◆ What to produce
Return only the lines from the start of the records through the line that contains "-0.78, -1.0, -0.39];", inclusive; leave out all pictures.

◆ Extracted material
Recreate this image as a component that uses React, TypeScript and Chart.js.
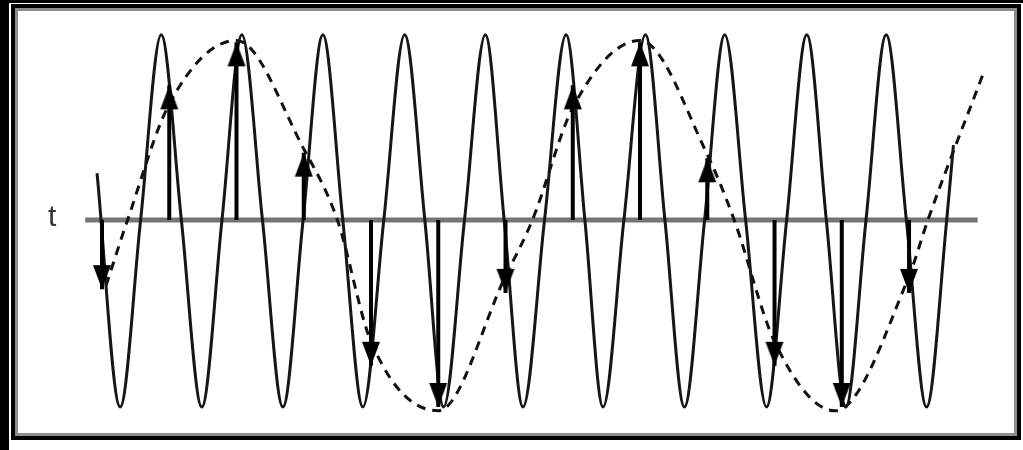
import React, { useEffect, useRef } from "react";
import { Chart, registerables } from "chart.js";

Chart.register(...registerables);

// Sampling instants (time units) and the sampled values (tips of the arrows)
const sampleTimes = [0, 5, 10, 15, 20, 25, 30, 35, 40, 45, 50, 55, 60];
const sampleValues = [-0.37, 0.72, 0.95, 0.36, -0.78, -1.0, -0.39, 0.72, 0.95, 0.33, -0.78, -1.0, -0.39];

// High-frequency signal (solid): extremes and zero crossings
const signalTimes = [
  -0.37, 1.35, 2.87, 4.4, 5.9, 7.42, 8.92, 10.4, 11.93, 13.45, 14.95, 16.42, 17.9, 19.4, 20.95,
  22.5, 24.0, 25.4, 26.95, 28.5, 29.9, 31.3, 32.9, 34.5, 35.9, 37.25, 38.8, 40.4, 41.85, 43.3,
  44.8, 46.3, 47.85, 49.4, 50.9, 52.4, 53.85, 55.3, 56.8, 58.3, 59.8, 61.3, 62.8, 63.3,
];
const signalValues = [
  0.25, -1, 0, 0.99, 0, -1, 0, 0.99, 0, -1, 0, 0.99, 0, -1, 0,
  0.99, 0, -1, 0, 0.99, 0, -1, 0, 0.99, 0, -1, 0, 0.99, 0, -1,
  0, 0.99, 0, -1, 0, 0.99, 0, -1, 0, 0.99, 0, -1, 0, 0.4,
];

// Low-frequency alias (dashed)
const aliasTimes = [0.3, 1.9, 5, 10, 15, 17.5, 20, 25, 30, 32, 35, 40, 45, 47, 50, 54.5, 60, 61.4, 65.5];
const aliasValues = [-0.35, 0, 0.62, 0.96, 0.38, 0, -0.65, -1.02, -0.3, 0, 0.6, 0.96, 0.35, 0, -0.65, -1.02, -0.3, 0, 0.78];

// Time axis extent and label
const axisTimes = [-1.25, 65.1];
const axisLabel = "t";
const axisLabelTime = -3.7;

function makeArrowHead(): HTMLCanvasElement {
  const c = document.createElement("canvas");
  c.width = 22;
  c.height = 52;
  const g = c.getContext("2d")!;
  g.fillStyle = "#000";
  g.beginPath();
  g.moveTo(11, 26);
  g.lineTo(20, 50);
  g.lineTo(2, 50);
  g.closePath();
  g.fill();
  return c;
}

const labelPlugin = {
  id: "axisLabel",
  afterDatasetsDraw(chart: any) {
    const { ctx, scales } = chart;
    const x = scales.x.getPixelForValue(axisLabelTime);
    const y = scales.y.getPixelForValue(0);
    ctx.save();
    ctx.fillStyle = "#333";
    ctx.font = "30px 'Liberation Sans', Arial, sans-serif";
    ctx.textAlign = "center";
    ctx.textBaseline = "middle";
    ctx.fillText(axisLabel, x, y - 2);
    ctx.restore();
  },
};

export default function App() {
  const ref = useRef<HTMLCanvasElement | null>(null);

  useEffect(() => {
    if (!ref.current) return;
    const arrow = makeArrowHead();
    const stems: any[] = [];
    sampleTimes.forEach((t, i) => {
      stems.push({ x: t, y: 0 }, { x: t, y: sampleValues[i] }, { x: t, y: null });
    });
    const chart = new Chart(ref.current, {
      type: "line",
      data: {
        datasets: [
          {
            label: "samples",
            data: sampleTimes.map((t, i) => ({ x: t, y: sampleValues[i] })),
            showLine: false,
            pointStyle: arrow as any,
            pointRadius: 10,
            pointRotation: (ctx: any) => (sampleValues[ctx.dataIndex] < 0 ? 180 : 0),
          } as any,
          {
            label: "stems",
            data: stems,
            borderColor: "#000",
            borderWidth: 4,
            pointRadius: 0,
            spanGaps: false,
            tension: 0,
            borderCapStyle: "butt",
          },
          {
            label: "signal",
            data: signalTimes.map((t, i) => ({ x: t, y: signalValues[i] })),
            borderColor: "#161616",
            borderWidth: 3,
            pointRadius: 0,
            cubicInterpolationMode: "monotone",
          },
          {
            label: "alias",
            data: aliasTimes.map((t, i) => ({ x: t, y: aliasValues[i] })),
            borderColor: "#111",
            borderWidth: 3,
            borderDash: [9, 7],
            pointRadius: 0,
            cubicInterpolationMode: "monotone",
          },
          {
            label: "axis",
            data: axisTimes.map((t) => ({ x: t, y: 0 })),
            borderColor: "#757575",
            borderWidth: 5,
            pointRadius: 0,
            borderCapStyle: "butt",
          },
        ],
      },
      options: {
        animation: false,
        responsive: false,
        devicePixelRatio: 1,
        layout: { padding: { left: 75.1, right: 19.8, top: 14.3, bottom: 24.3 } },
        plugins: { legend: { display: false }, tooltip: { enabled: false } },
        elements: { line: { fill: false } },
        scales: {
          x: { type: "linear", min: -2, max: 67, display: false },
          y: { type: "linear", min: -1.1, max: 1.1, display: false },
        },
      },
      plugins: [labelPlugin],
    });
    return () => chart.destroy();
  }, []);

  return (
    <div
      style={{
        position: "fixed",
        left: 0,
        top: 0,
        width: 1023,
        height: 450,
        background: "#fff",
        overflow: "hidden",
      }}
    >
      <div style={{ position: "absolute", left: 0, top: 0, width: 9, height: 450, background: "#000" }} />
      <div style={{ position: "absolute", left: 0, top: 0, width: 1023, height: 3, background: "#000" }} />
      <div
        style={{
          position: "absolute",
          left: 11,
          top: 4,
          width: 1010,
          height: 436,
          boxSizing: "border-box",
          border: "4px solid #000",
          boxShadow: "inset 0 0 0 3px #8c8c8c",
        }}
      />
      <canvas
        ref={ref}
        width={1023}
        height={450}
        style={{ position: "absolute", left: 0, top: 0, width: 1023, height: 450 }}
      />
    </div>
  );
}
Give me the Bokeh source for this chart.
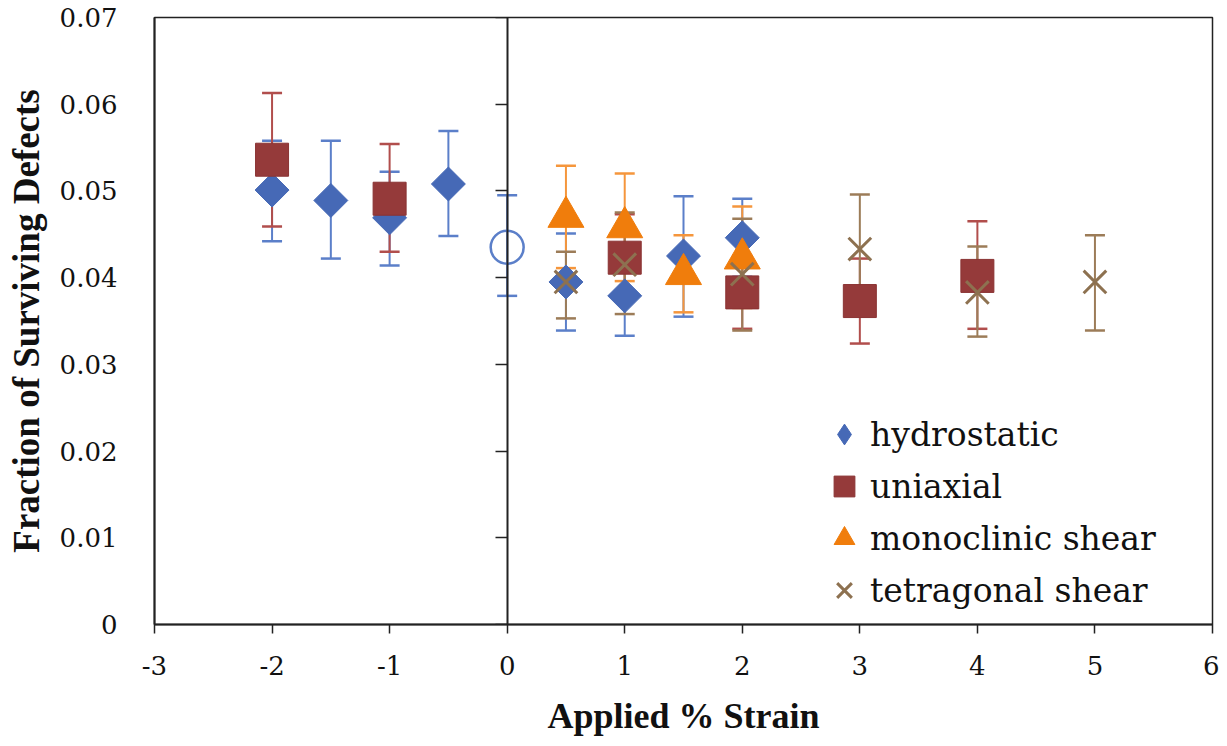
import numpy as np
from bokeh.plotting import figure
from bokeh.models import (ColumnDataSource, Whisker, TeeHead, LinearAxis,
                          FixedTicker, Range1d, Legend, LegendItem)
from bokeh.embed import file_html
from bokeh.resources import INLINE

# ---------------- data ----------------
x_ticks = [-3, -2, -1, 0, 1, 2, 3, 4, 5, 6]
x_tick_labels = ["-3", "-2", "-1", "0", "1", "2", "3", "4", "5", "6"]
y_ticks = [0.0, 0.01, 0.02, 0.03, 0.04, 0.05, 0.06, 0.07]
y_tick_labels = ["0", "0.01", "0.02", "0.03", "0.04", "0.05", "0.06", "0.07"]

hydro_x = [-2, -1.5, -1, -0.5, 0.5, 1, 1.5, 2]
hydro_y = [0.0501, 0.0489, 0.0469, 0.0508, 0.0395, 0.0379, 0.0425, 0.0446]
hydro_hi = [0.0558, 0.0558, 0.0522, 0.0569, 0.0451, 0.0425, 0.0494, 0.0491]
hydro_lo = [0.0442, 0.0422, 0.0414, 0.0448, 0.0339, 0.0333, 0.0355, 0.0401]

zero_x = [0]
zero_y = [0.0435]
zero_hi = [0.0495]
zero_lo = [0.0379]

uni_x = [-2, -1, 1, 2, 3, 4]
uni_y = [0.0536, 0.0491, 0.0423, 0.0383, 0.0373, 0.0402]
uni_hi = [0.0613, 0.0554, 0.0473, 0.0425, 0.0422, 0.0465]
uni_lo = [0.0459, 0.0430, 0.0373, 0.0341, 0.0324, 0.0341]

mono_x = [0.5, 1, 1.5, 2]
mono_y = [0.0470, 0.0458, 0.0404, 0.0422]
mono_hi = [0.0529, 0.0520, 0.0449, 0.0482]
mono_lo = [0.0411, 0.0396, 0.0360, 0.0365]

tet_x = [0.5, 1, 2, 3, 4, 5]
tet_y = [0.0395, 0.0415, 0.0404, 0.0433, 0.0383, 0.0395]
tet_hi = [0.0430, 0.0475, 0.0468, 0.0496, 0.0436, 0.0449]
tet_lo = [0.0353, 0.0358, 0.0339, 0.0370, 0.0332, 0.0339]

series_labels = ["hydrostatic", "uniaxial", "monoclinic shear", "tetragonal shear"]

# ---------------- styles ----------------
BLUE, BLUE_E = "#4669b6", "#5b7fc9"
RED, RED_E = "#953a3a", "#b14e4c"
ORANGE, ORANGE_E = "#f07d0c", "#f5963c"
BROWN, BROWN_E = "#8d7150", "#9c7c58"
TICK_FONT = "DejaVu Serif"
TITLE_FONT = "Liberation Serif"
INK = "#111111"

p = figure(width=1219, height=738, x_range=Range1d(-3, 6), y_range=Range1d(0, 0.07),
           output_backend="svg", toolbar_location=None,
           min_border_left=154, min_border_right=7, min_border_top=17, min_border_bottom=111)
p.grid.visible = False
p.outline_line_color = "#222222"
p.outline_line_width = 1.5
p.background_fill_color = "white"
p.border_fill_color = "white"

# x axis
xa = p.xaxis[0]
xa.ticker = FixedTicker(ticks=x_ticks)
xa.major_label_overrides = {float(t): l for t, l in zip(x_ticks, x_tick_labels)}
xa.major_tick_out = 9
xa.major_tick_in = 0
xa.minor_tick_line_color = None
xa.axis_line_width = 2
xa.axis_line_color = "#222222"
xa.major_tick_line_color = "#222222"
xa.major_tick_line_width = 1.5
xa.major_label_standoff = 22
xa.major_label_text_font = TICK_FONT
xa.major_label_text_font_size = "26px"
xa.major_label_text_color = INK
xa.axis_label = "Applied % Strain"
xa.axis_label_text_font = TITLE_FONT
xa.axis_label_text_font_style = "bold"
xa.axis_label_text_font_size = "36px"
xa.axis_label_text_color = INK
xa.axis_label_standoff = 18

# y axis (labels at the left edge)
ya = p.yaxis[0]
ya.ticker = FixedTicker(ticks=y_ticks)
ya.major_label_overrides = {float(t): l for t, l in zip(y_ticks, y_tick_labels)}
ya.major_tick_out = 0
ya.major_tick_in = 0
ya.minor_tick_line_color = None
ya.axis_line_width = 2
ya.axis_line_color = "#222222"
ya.major_label_standoff = 37
ya.major_label_text_font = TICK_FONT
ya.major_label_text_font_size = "26px"
ya.major_label_text_color = INK
ya.axis_label = "Fraction of Surviving Defects"
ya.axis_label_text_font = TITLE_FONT
ya.axis_label_text_font_style = "bold"
ya.axis_label_text_font_size = "37px"
ya.axis_label_text_color = INK
ya.axis_label_standoff = 10

# vertical axis crossing at x = 0 (ticks only, no labels)
zax = LinearAxis(fixed_location=0, ticker=FixedTicker(ticks=y_ticks))
zax.major_label_overrides = {float(t): "" for t in y_ticks}
zax.major_tick_in = 12
zax.major_tick_out = 0
zax.minor_tick_line_color = None
zax.axis_line_width = 2
zax.axis_line_color = "#222222"
zax.major_tick_line_color = "#222222"
zax.major_tick_line_width = 1.5
zax.major_label_standoff = 0
p.add_layout(zax, "right")


def add_err(xs, lo, hi, color):
    src = ColumnDataSource(dict(x=xs, lo=lo, hi=hi))
    w = Whisker(base="x", lower="lo", upper="hi", source=src,
                line_color=color, line_width=2,
                upper_head=TeeHead(size=20, line_color=color, line_width=2.5),
                lower_head=TeeHead(size=20, line_color=color, line_width=2.5),
                level="underlay")
    p.add_layout(w)


add_err(hydro_x, hydro_lo, hydro_hi, BLUE_E)
add_err(zero_x, zero_lo, zero_hi, BLUE_E)
add_err(uni_x, uni_lo, uni_hi, RED_E)
add_err(mono_x, mono_lo, mono_hi, ORANGE_E)
add_err(tet_x, tet_lo, tet_hi, BROWN_E)

# legend key for the diamond (legend keys are drawn unrotated): hidden twin renderer
r_hydro_key = p.scatter(hydro_x, hydro_y, marker="diamond", size=24,
                        fill_color=BLUE, line_color=BLUE, visible=False)
r_hydro = p.scatter(hydro_x, hydro_y, marker="square", angle=np.pi / 4, size=24,
                    fill_color=BLUE, line_color=BLUE)
p.scatter(zero_x, zero_y, marker="circle", size=33, fill_color="white", fill_alpha=0.0,
          line_color=BLUE_E, line_width=2.5)
r_uni = p.scatter(uni_x, uni_y, marker="square", size=33,
                  fill_color=RED, line_color="#8a3333")
r_mono = p.scatter(mono_x, mono_y, marker="triangle", size=36,
                   fill_color=ORANGE, line_color=ORANGE)
r_tet = p.scatter(tet_x, tet_y, marker="x", size=32, line_color=BROWN, line_width=3)

legend = Legend(items=[
    LegendItem(label=series_labels[0], renderers=[r_hydro_key]),
    LegendItem(label=series_labels[1], renderers=[r_uni]),
    LegendItem(label=series_labels[2], renderers=[r_mono]),
    LegendItem(label=series_labels[3], renderers=[r_tet]),
])
legend.location = (664, 8)
legend.border_line_color = None
legend.background_fill_alpha = 0.0
legend.inactive_fill_alpha = 0.0
legend.padding = 0
legend.margin = 0
legend.spacing = 0
legend.glyph_width = 52
legend.glyph_height = 52
legend.label_height = 52
legend.label_standoff = 0
legend.label_text_font = TICK_FONT
legend.label_text_font_size = "33px"
legend.label_text_color = INK
p.add_layout(legend)

open("out.html", "w").write(file_html(p, INLINE))
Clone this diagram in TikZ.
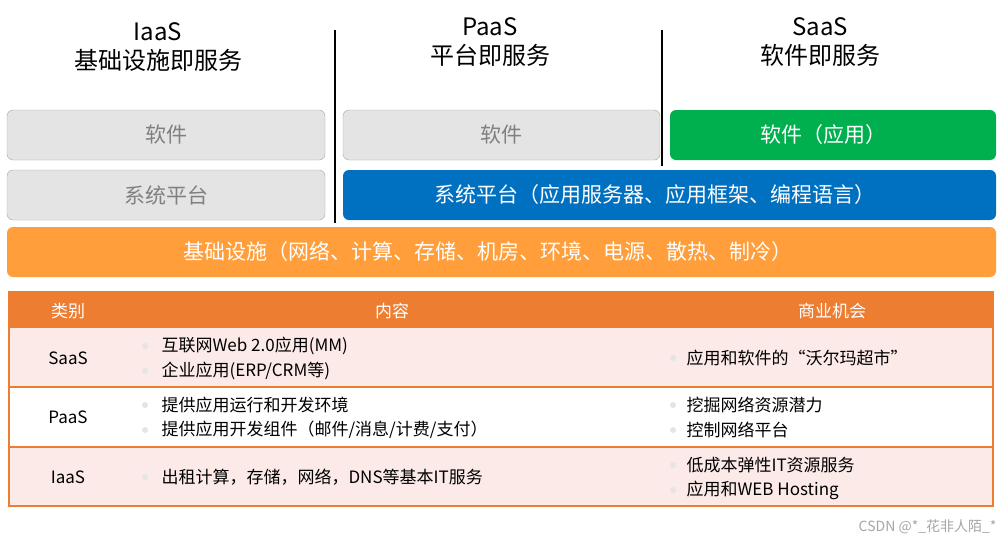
\documentclass[tikz,border=0pt]{standalone}
\usepackage{fontspec}
\setmainfont{Noto Sans CJK SC}
\definecolor{org}{HTML}{ED7D31}
\definecolor{bor}{HTML}{FF9E3A}
\definecolor{grn}{HTML}{00B04F}
\definecolor{blu}{HTML}{0070C0}
\definecolor{gbox}{HTML}{E4E4E4}
\definecolor{pink}{HTML}{FBEAE7}
\begin{document}
\begin{tikzpicture}[x=1pt,y=-1pt,
  hdr/.style={font=\fontsize{24}{29}\selectfont,align=center,text=black},
  box/.style={rounded corners=6pt},
  gb/.style={box,fill=gbox,draw=gray!70},
  bt/.style={font=\fontsize{21}{24}\selectfont},
  th/.style={font=\fontsize{17}{20}\selectfont,text=white},
  td/.style={font=\fontsize{17}{20}\selectfont,text=black,anchor=west},
  dot/.style={circle,fill=gray!20,inner sep=0pt,minimum size=6pt}]
\useasboundingbox (0,0) rectangle (1008,547);
\fill[white] (0,0) rectangle (1008,547);
\node[hdr] (h1) at (158,47) {IaaS\\基础设施即服务};
\node[hdr] (h2) at (490,42) {PaaS\\平台即服务};
\node[hdr] (h3) at (820,42) {SaaS\\软件即服务};
\draw[line width=2pt] (335,30) -- (335,223);
\draw[line width=2pt] (662,30) -- (662,166);
\path[gb] (7,110) rectangle (325,160);
\node[bt,text=gray] (s1) at (166,135) {软件};
\path[gb] (7,170) rectangle (325,220);
\node[bt,text=gray] (p1) at (166,195) {系统平台};
\path[gb] (343,110) rectangle (660,160);
\node[bt,text=gray] (s2) at (501,135) {软件};
\path[box,fill=grn] (670,110) rectangle (996,160);
\node[bt,text=white] (s3) at (823,135) {软件（应用）};
\path[box,fill=blu] (343,170) rectangle (996,220);
\node[bt,text=white] (p2) at (655,195) {系统平台（应用服务器、应用框架、编程语言）};
\path[box,fill=bor] (7,227) rectangle (996,277);
\node[bt,text=white] (i1) at (488,252) {基础设施（网络、计算、存储、机房、环境、电源、散热、制冷）};
% table
\fill[org] (9,292) rectangle (993,328);
\fill[pink] (9,328) rectangle (993,387);
\fill[pink] (9,447) rectangle (993,506);
\draw[org,line width=2pt] (9,292) rectangle (993,506);
\draw[org,line width=2pt] (9,387) -- (993,387) (9,447) -- (993,447);
\node[th] (c1) at (68,311) {类别};
\node[th] (c2) at (392,311) {内容};
\node[th] (c3) at (832,311) {商业机会};
\node[td,anchor=center] (r1) at (68,358) {SaaS};
\node[td,anchor=center] (r2) at (68,417) {PaaS};
\node[td,anchor=center] (r3) at (68,477) {IaaS};
\foreach \y/\t in {346/{互联网Web 2.0应用(MM)},371/{企业应用(ERP/CRM等)},405/{提供应用运行和开发环境},430/{提供应用开发组件（邮件/消息/计费/支付）},477/{出租计算，存储，网络，DNS等基本IT服务}}{
  \node[dot] at (145,\y) {};
  \node[td] at (158,\y) {\t};}
\foreach \y/\t in {358/{应用和软件的“沃尔玛超市”},405/{挖掘网络资源潜力},430/{控制网络平台},465/{低成本弹性IT资源服务},490/{应用和WEB Hosting}}{
  \node[dot] at (673,\y) {};
  \node[td] at (683,\y) {\t};}
\node[text=gray!70,font=\fontsize{14}{16}\selectfont,anchor=east] (wm) at (1000,527) {CSDN @*\_花非人陌\_*};
\end{tikzpicture}
\end{document}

◆ Task result
Recreate this image as a component that uses React, TypeScript and Chart.js.
import React, { useEffect, useRef } from "react";
import { Chart, registerables } from "chart.js";

Chart.register(...registerables);

// Sampling instants (time units) and the sampled values (tips of the arrows)
const sampleTimes = [0, 5, 10, 15, 20, 25, 30, 35, 40, 45, 50, 55, 60];
const sampleValues = [-0.37, 0.72, 0.95, 0.36, -0.78, -1.0, -0.39, 0.72, 0.95, 0.33, -0.78, -1.0, -0.39];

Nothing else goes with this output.